--- PROBLEM TO WORK ON ---
For this exercise, repeat all of the material verbatim apart from its images.

--- GIVEN DATA ---

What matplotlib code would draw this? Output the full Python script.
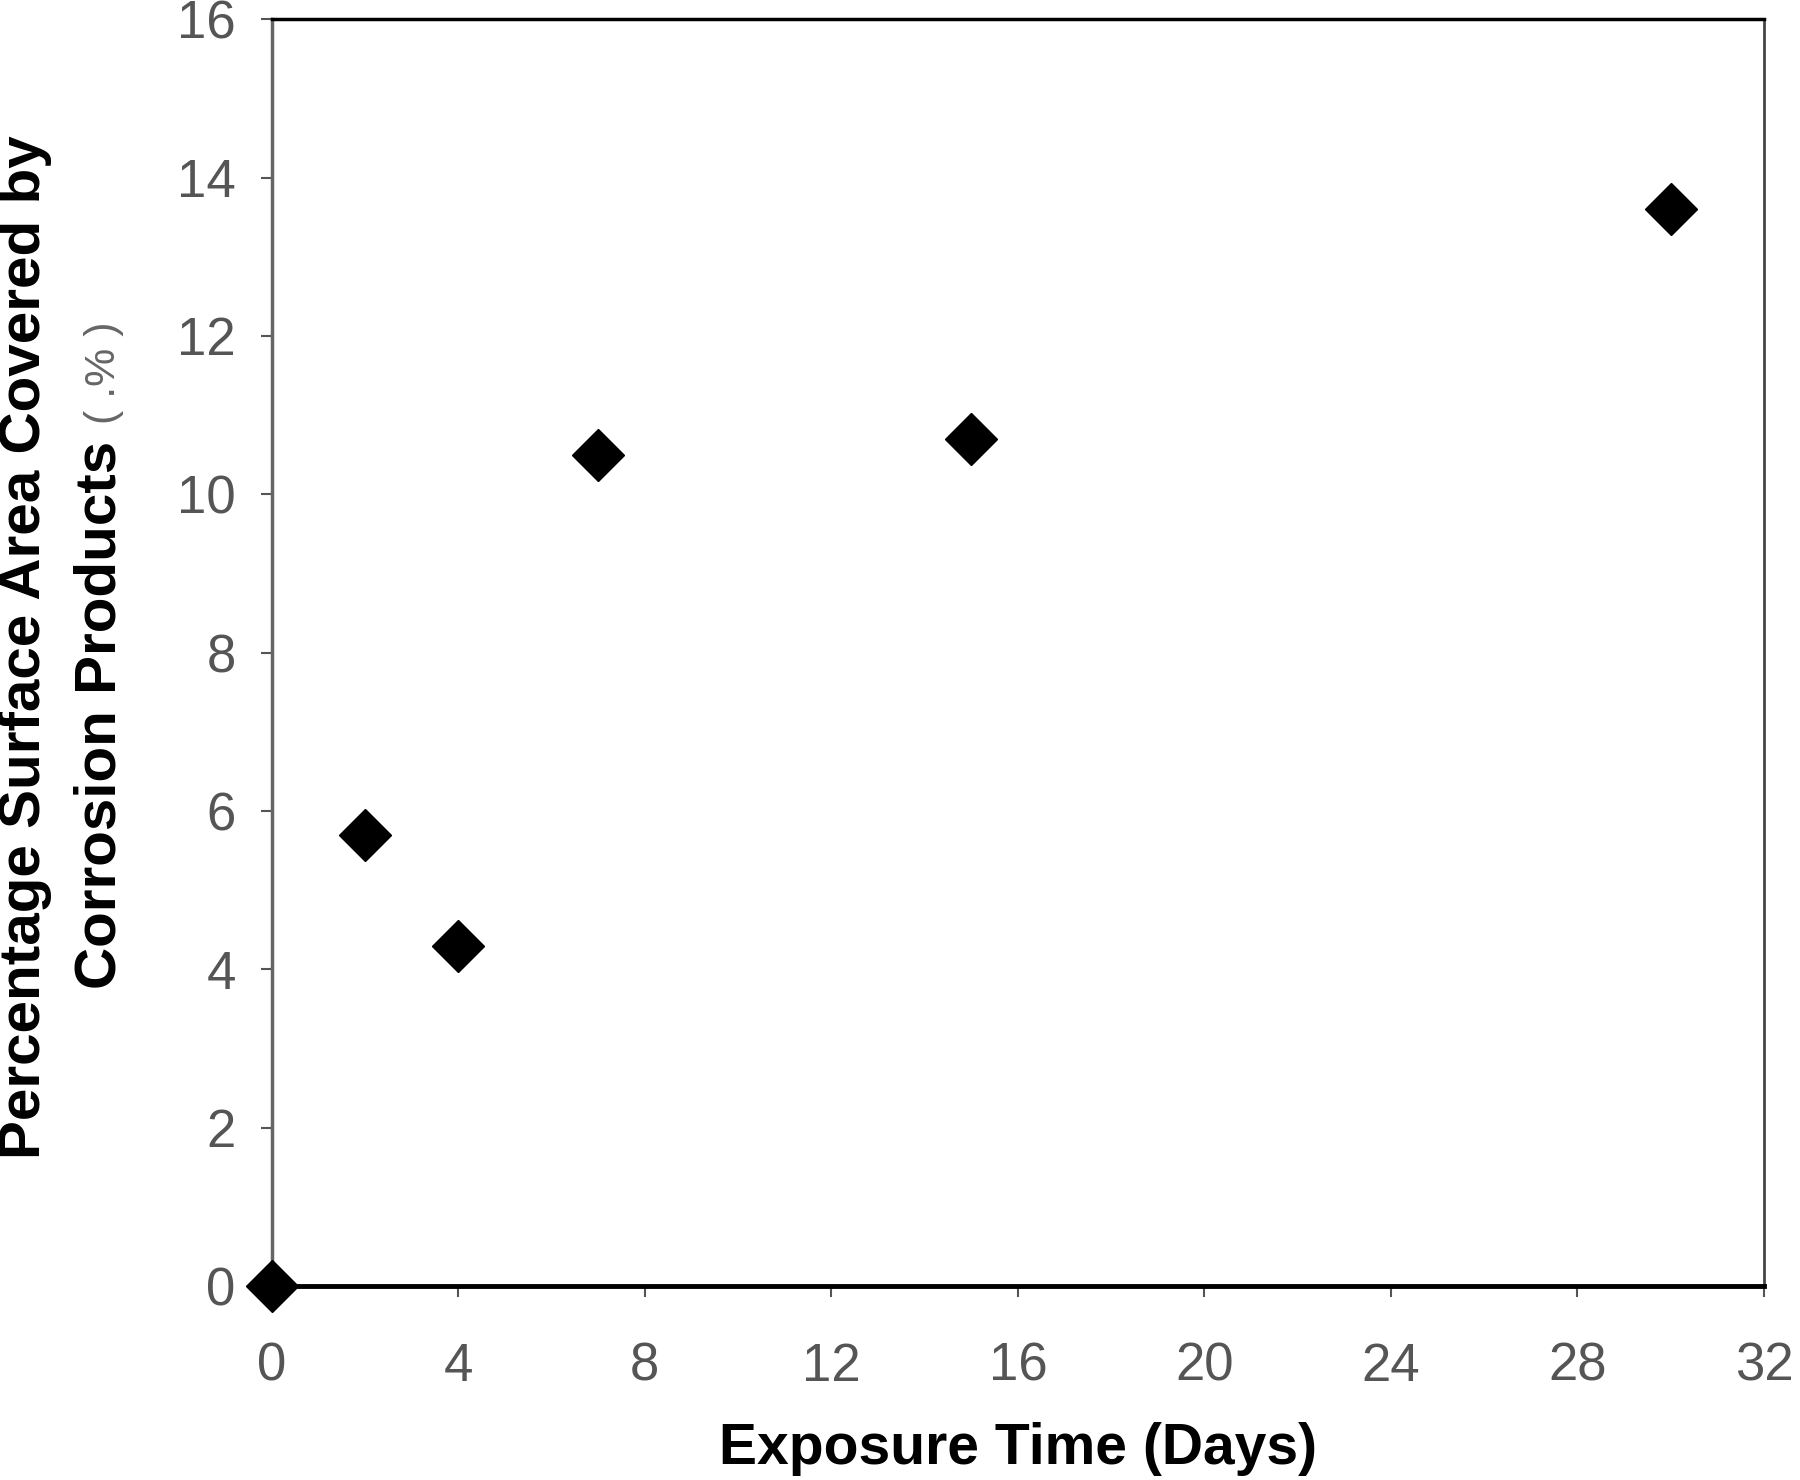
import matplotlib.pyplot as plt

plt.rcParams['font.family'] = ['Liberation Sans', 'DejaVu Sans']

days = [0, 2, 4, 7, 15, 30]
coverage = [0.0, 5.7, 4.3, 10.5, 10.7, 13.6]
x_ticks = [0, 4, 8, 12, 16, 20, 24, 28, 32]
y_ticks = [0, 2, 4, 6, 8, 10, 12, 14, 16]

fig = plt.figure(figsize=(18, 14.8), dpi=100)
ax = fig.add_axes([0.151, 0.131, 0.829, 0.856])

ax.plot(days, coverage, linestyle='none', marker='D', markersize=26,
        color='black', clip_on=False, zorder=5)

ax.set_xlim(0, 32)
ax.set_ylim(0, 16)
ax.set_xticks(x_ticks)
ax.set_yticks(y_ticks)

ax.spines['top'].set_linewidth(2.5)
ax.spines['top'].set_color('black')
ax.spines['right'].set_linewidth(2)
ax.spines['right'].set_color('#444444')
ax.spines['left'].set_linewidth(2.5)
ax.spines['left'].set_color('#666666')
ax.spines['bottom'].set_linewidth(3.5)
ax.spines['bottom'].set_color('black')

ax.tick_params(axis='x', direction='out', length=8, width=1.5, color='#555555',
               labelsize=38, labelcolor='#555555', pad=32)
ax.tick_params(axis='y', direction='out', length=8, width=1.5, color='#555555',
               labelsize=38, labelcolor='#555555', pad=18)

ax.set_xlabel('Exposure Time (Days)', fontsize=41, fontweight='bold', labelpad=22)

fig.text(0.014, 0.563, 'Percentage Surface Area Covered by', rotation=90,
         ha='center', va='center', fontsize=42, fontweight='bold')
fig.text(0.056, 0.517, 'Corrosion Products', rotation=90,
         ha='center', va='center', fontsize=42, fontweight='bold')
fig.text(0.058, 0.748, '( .% )', rotation=90,
         ha='center', va='center', fontsize=31, color='#666666')

fig.savefig('out.png', dpi=100)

--- SOLUTION TO THE PROBLEM ---
What matplotlib code would draw this? Output the full Python script.
import matplotlib.pyplot as plt

plt.rcParams['font.family'] = ['Liberation Sans', 'DejaVu Sans']

days = [0, 2, 4, 7, 15, 30]
coverage = [0.0, 5.7, 4.3, 10.5, 10.7, 13.6]
x_ticks = [0, 4, 8, 12, 16, 20, 24, 28, 32]
y_ticks = [0, 2, 4, 6, 8, 10, 12, 14, 16]

fig = plt.figure(figsize=(18, 14.8), dpi=100)
ax = fig.add_axes([0.151, 0.131, 0.829, 0.856])

ax.plot(days, coverage, linestyle='none', marker='D', markersize=26,
        color='black', clip_on=False, zorder=5)

ax.set_xlim(0, 32)
ax.set_ylim(0, 16)
ax.set_xticks(x_ticks)
ax.set_yticks(y_ticks)

ax.spines['top'].set_linewidth(2.5)
ax.spines['top'].set_color('black')
ax.spines['right'].set_linewidth(2)
ax.spines['right'].set_color('#444444')
ax.spines['left'].set_linewidth(2.5)
ax.spines['left'].set_color('#666666')
ax.spines['bottom'].set_linewidth(3.5)
ax.spines['bottom'].set_color('black')

ax.tick_params(axis='x', direction='out', length=8, width=1.5, color='#555555',
               labelsize=38, labelcolor='#555555', pad=32)
ax.tick_params(axis='y', direction='out', length=8, width=1.5, color='#555555',
               labelsize=38, labelcolor='#555555', pad=18)

ax.set_xlabel('Exposure Time (Days)', fontsize=41, fontweight='bold', labelpad=22)

fig.text(0.014, 0.563, 'Percentage Surface Area Covered by', rotation=90,
         ha='center', va='center', fontsize=42, fontweight='bold')
fig.text(0.056, 0.517, 'Corrosion Products', rotation=90,
         ha='center', va='center', fontsize=42, fontweight='bold')
fig.text(0.058, 0.748, '( .% )', rotation=90,
         ha='center', va='center', fontsize=31, color='#666666')

fig.savefig('out.png', dpi=100)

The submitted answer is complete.